The federal Pipeline and Hazardous Materials Safety Administration is requiring Hilcorp to replace the fuel gas pipeline between the company’s Middle Ground Shoal A Platform and the MGS onshore facility.

A leak was reported in the fuel gas line April 1. (See story in April 11 issue of Petroleum News.)

PHMSA issued a corrective action order, CAO, on April 3, requiring reduced pressure in the fuel gas line, the Middle Ground Shoal A pipeline, completion of a temporary repair within 15 days and a shutdown of the line if that deadline could not be met.

On April 6 PHMSA amended that CAO, requiring Hilcorp to replace the line between Platform A and shore.

After the fuel gas leak was discovered April 1, Hilcorp initially reduced pressure in the fuel gas line, which carries transmission-quality natural gas, 98.67% methane.

It further reduced the pressure in compliance with the April 3 CAO.

On April 3 Hilcorp reported an abnormal operating condition - a pressure drop and increase in flow on the line. As a result, Hilcorp shut in the line. The company also reported that day that it was able to locate heaters which it could use to assist in freeze protection which had been provided by fuel gas from the MGS-A pipeline.

In response to the leak Hilcorp planned a multi-beam sonar survey and said it would attempt to get divers into the area when it was possible to do that safely.

The amended CAO specifies that the affected segment of the line, shut-in April 3, is to remain shut-in and may not be restarted until authorized by the PHMSA director under terms of the amended order.

Hilcorp then has 45 days to submit a replacement work plan and 365 days from the April 6 date of the order to complete the replacement.

Fifth leak

PHMSA said this is the fifth leak on the MGS-A line since June 2014. Leaks previously occurred in June 2014 and August 2014, December 2016 through May 2017 and in 2019.

Most of the leaks “were determined to be caused by rock contacting the pipeline in areas where the pipeline was not continuously supported by the seabed,” PHMSA said; cause of the 2019 leak was “corrosion/weld discontinuity.”

Prior leaks were repaired with bolt-on split-sleeve clamps.

PHMSA said the 2014 leaks were 42 yards apart, the 2016-17 leak was some 2/3 mile from the previous two leaks and the current leak is in the general vicinity of the 2014 leaks.

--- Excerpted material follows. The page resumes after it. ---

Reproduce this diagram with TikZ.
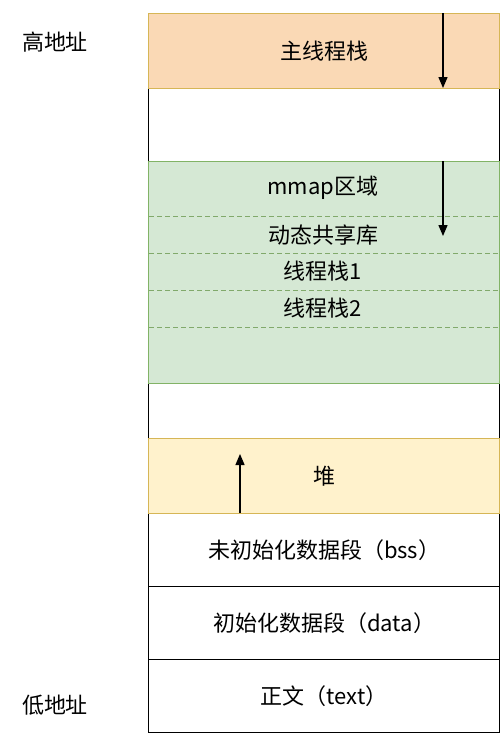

A consent agreement following the 2016-17 leak required corrective measures, including integration of in-line inspection and sonar inspection results. That integration, PHMSA said, identified locations which required pipeline repairs or other mitigation measures. “Repairs and other mitigation actions included application of a pipeline clamp, coating repairs, and pipeline protection and stabilization,” the agency said.

PHMSA said state and federal agencies, including the Alaska Department of Environmental Conservation and the National Oceanic and Atmospheric Administration’s National Marine Fisheries Service “have expressed concerns to PHMSA regarding damage to marine life in the Cook Inlet as a result of methane release into the water.”

Terms of amended CAO

The amended CAO requires that the MGS-A line remain shut-in and may not be operated until authorized by the PHMSA director.

Prior to restart, a restart plan must be approved, providing for adequate patrolling of the area during restart, which must occur in daylight. Pressure on the line may not exceed 65 psig until a higher operating pressure is approved by the director.

The restart plan must provide a repair plan.

The amended CAO says the affected segment of the line must be temporarily repaired by April 17 and permanently repaired by May 1, and Hilcorp must develop and implement a “Pipeline Leak Inspection and Repair Plan” for the MGS-A line.

Conditions are specified for removal of the pressure restriction.

Hilcorp is required to complete a root cause failure analysis and submit a final report to the director within 120 days. The analysis “must be supplemented or facilitated by an independent third-party and must document the decision-making process and all factors contributing to the failure.” Selection of an independent third party requires prior approval of the director.

A replacement work plan is required within 45 days and replacement must be completed within 365 days.

Line installed in 1965

Hilcorp purchased Middle Ground Shoal Cook Inlet oil and gas facilities from XTO Energy in September 2015, a purchase which included the MGS-A pipeline.

The Middle Ground Shoal A pipeline is an 8-inch diameter line from the MGS onshore facility to A Platform, installed in 1965; the portion from the A Platform to C Platform was installed in 1967.

MGS Platform A was the earliest to be installed in Cook Inlet, in 1964, by Shell.

XTO, formerly Cross Timbers, purchased Shell’s Cook Inlet interests, including Platform A and Platform C, in 1998.

Both the MGS-A and MGS-B lines originally carried oil. MGS-A was converted to gas service in 2005. MGS-B no longer carries oil, but Hilcorp maintains a flow of water to that line and has told PHMSA that MGS-B could freeze in colder temperatures in a low-flow or no-flow condition, potentially causing a breach in that line.

Fuel gas provided by MGS-A is used to power boilers and the platform, providing freeze protection for MGS-B.

Hilcorp was ultimately able to mobilize heaters to the platform, allowing it to continue to flow water to MGS-B.